The vertices of the ellipse are $(2, 0)$ and $(-2, 0)$.

(Please imagine a graph here! It would be an ellipse centered at (0,0), stretching 2 units left and right to touch (-2,0) and (2,0), and stretching about 1.414 units up and down to touch (0, $\sqrt{2}$) and (0, -$\sqrt{2}$).) Explain
This is a question about graphing an ellipse from its general equation, finding its center and vertices . The solving step is:

First, we want to change the equation $8 x^{2}+16 y^{2}=32$ into a special form that helps us understand ellipses. This form looks like $\frac{x^2}{a^2} + \frac{y^2}{b^2} = 1$. To do this, we need to make the right side of our equation equal to 1.

1. **Make the right side equal to 1:**
We have $8 x^{2}+16 y^{2}=32$. To make the right side 1, we can divide every part of the equation by 32:
$\frac{8 x^{2}}{32} + \frac{16 y^{2}}{32} = \frac{32}{32}$
This simplifies to:
$\frac{x^{2}}{4} + \frac{y^{2}}{2} = 1$

2. **Find the Center:**
In the standard form $\frac{(x-h)^2}{a^2} + \frac{(y-k)^2}{b^2} = 1$, the center of the ellipse is $(h, k)$.
Our equation is $\frac{x^{2}}{4} + \frac{y^{2}}{2} = 1$, which is like $\frac{(x-0)^2}{4} + \frac{(y-0)^2}{2} = 1$.
So, our center $(h, k)$ is $(0, 0)$.

3. **Find 'a' and 'b' and identify the Major Axis:**
The numbers under $x^2$ and $y^2$ tell us how far the ellipse stretches.
We have $a^2 = 4$ (under $x^2$) and $b^2 = 2$ (under $y^2$).
So, $a = \sqrt{4} = 2$ and $b = \sqrt{2}$ (which is about 1.414).
Since $a^2$ (which is 4) is bigger than $b^2$ (which is 2), and $a^2$ is under the $x^2$ term, it means the ellipse stretches out more horizontally.
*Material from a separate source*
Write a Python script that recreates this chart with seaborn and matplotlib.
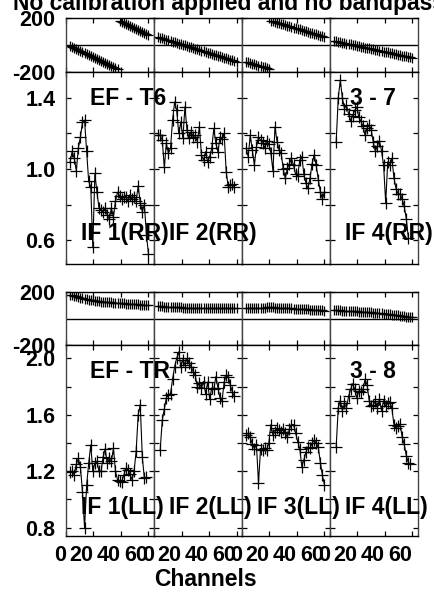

This means the major axis (the longer one) is along the x-axis.

4. **Find the Vertices:**
The vertices are the endpoints of the major axis. Since our major axis is horizontal and the center is $(0, 0)$, we add and subtract 'a' (which is 2) from the x-coordinate of the center.
Vertices are $(0 + 2, 0)$ and $(0 - 2, 0)$.
So, the vertices are $(2, 0)$ and $(-2, 0)$.

5. **Graphing (mental picture or actual drawing):**
We would plot the center at $(0,0)$. Then, we'd mark the vertices at $(2,0)$ and $(-2,0)$. We could also mark the co-vertices (ends of the shorter axis) at $(0, \sqrt{2})$ and $(0, -\sqrt{2})$. Finally, we'd draw a smooth oval connecting these points to make the ellipse.